# An Early Rules Violation?



## FrogsHair (Mar 4, 2010)

Seems an "at home viewer" may have caught Villegas in an rules violation that could see him DQ'd from this weeks tournament. 

Eagle-eyed golf watcher charges Villegas with rules violation at Kapaula - National golf | Examiner.com

The big conversation I am hearing about is "should rules violations be phoned in by others". JMHO, but sure why not? I mean the game of pro golf is supposed to be self regulating, so if the players, and on course officials can't, or won't "self regulate", then they need the additional help from outsiders. If the on course rules officials, Villegas, or his caddy get a way with a rules violation, knowingly or not, how is that fair for the other tournament players? It's not. If one of the other players gets away with something, that's not going to be fair for Villegas. Now if the players, and the pga/usga want to get together, and re-write the rules book for the benefit of the professionals' egos who play this game, I have no problem with that. I am an independent contractor myself, but I still have rules, and regs I need to follow when I go to work. :thumbsup:


----------



## broken tee (Jan 13, 2008)

Playing the devil's advocate, just keeep in mind that I don't disagree with you but that could be used in an unfair situation. maybe I see a threat to my favorite player in a match and I use my cell to call in a violation that didn't happen. who investgates that? The integrity of the player and the game should be policed by themselves and officials

I think Rick and I got into a pretty healthy discussion on this a while back


----------



## FrogsHair (Mar 4, 2010)

No problem with the devil's advocate scenario. It's just a game, and no malice intended for sure. Tournament officials do not accept the word of a callers report of a rules violation with out looking at the video showing the alleged violation. The video must show the violation. So if a caller called in a bogus violation, it would not be on the video. Now here is a scenario I have seen take place at the LVI Tournament or what ever it's being called now. Walking along I see a player address his ball. The ball moved due to the player "accidently" touching the ball at his club at address, but the player, his caddy, (and me) are the only ones who saw it. He got a natural birdie on the hole, with out the penalty and recorded it as such. When I asked him about it as he walked by me, he just looked at me, but his caddy remarked that "...all the players do it, it's not a big deal..." No I did not report it, but the fact remains that this player did not police himself. I am sure there are others who do not do it either, if they don't have to. The integrity of the game and those who play it, is not 100% up held by all those playing it. When you put humans and money together, the fact is some of those humans are going cheat. I saw this yesterday. A player hits his tee shot into a lateral water hazard. The ball crossed the hazard line a good 120 yards before it eventually splashed down. Where do you think the player placed his ball? Directly adjacent to where the ball hit the water, and not where it crossed the hazard line in the first place. Did not bother me as I was already 10+ strokes a head of him. I see this all the time. 


broken tee said:


> Playing the devil's advocate, just keeep in mind that I don't disagree with you but that could be used in an unfair situation. maybe I see a threat to my favorite player in a match and I use my cell to call in a violation that didn't happen. who investgates that? The integrity of the player and the game should be policed by themselves and officials
> 
> I think Rick and I got into a pretty healthy discussion on this a while back


----------



## Fourputt (Nov 18, 2006)

He can only be penalized if the video shows the committee that his action could have influenced the movement of the ball. That means that there has to be some evidence that there was a fair chance that the ball could have hit the loose impediment as it rolled back down. If that isn't the case, or if the video evidence isn't conclusive (see NFL replay rule for explanation ), Then I don't see how they can call a foul here.
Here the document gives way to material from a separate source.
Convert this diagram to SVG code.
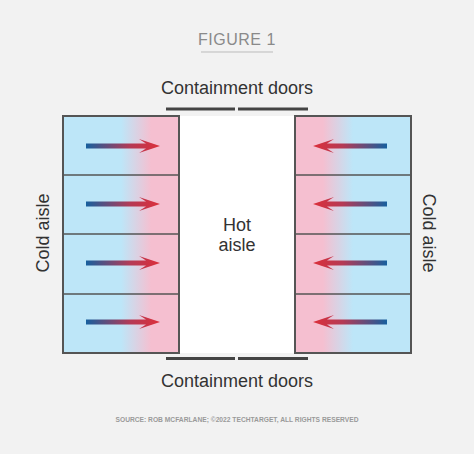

Unlike most of the viewer call in cases we've seen, you don't automatically incur a penalty in this situation. If your ball is rolling on the green and you pick up a leaf which is 3 feet off from the line where the ball is headed, then there would be no penalty because your action could not be inferred to have ever influenced the movement of the ball. If the leaf is just a couple of inches from the apparent line, then you would be penalized under Rule 1-2.


----------



## broken tee (Jan 13, 2008)

FrogsHair said:


> No problem with the devil's advocate scenario. It's just a game, and no malice intended for sure. Tournament officials do not accept the word of a callers report of a rules violation with out looking at the video showing the alleged violation. The video must show the violation. So if a caller called in a bogus violation, it would not be on the video. Now here is a scenario I have seen take place at the LVI Tournament or what ever it's being called now. Walking along I see a player address his ball. The ball moved due to the player "accidently" touching the ball at his club at address, but the player, his caddy, (and me) are the only ones who saw it. He got a natural birdie on the hole, with out the penalty and recorded it as such. When I asked him about it as he walked by me, he just looked at me, but his caddy remarked that "...all the players do it, it's not a big deal..." No I did not report it, but the fact remains that this player did not police himself. I am sure there are others who do not do it either, if they don't have to. The integrity of the game and those who play it, is not 100% up held by all those playing it. When you put humans and money together, the fact is some of those humans are going cheat. I saw this yesterday. A player hits his tee shot into a lateral water hazard. The ball crossed the hazard line a good 120 yards before it eventually splashed down. Where do you think the player placed his ball? Directly adjacent to where the ball hit the water, and not where it crossed the hazard line in the first place. Did not bother me as I was already 10+ strokes a head of him. I see this all the time.


You and Rick are right, no argeument here.


----------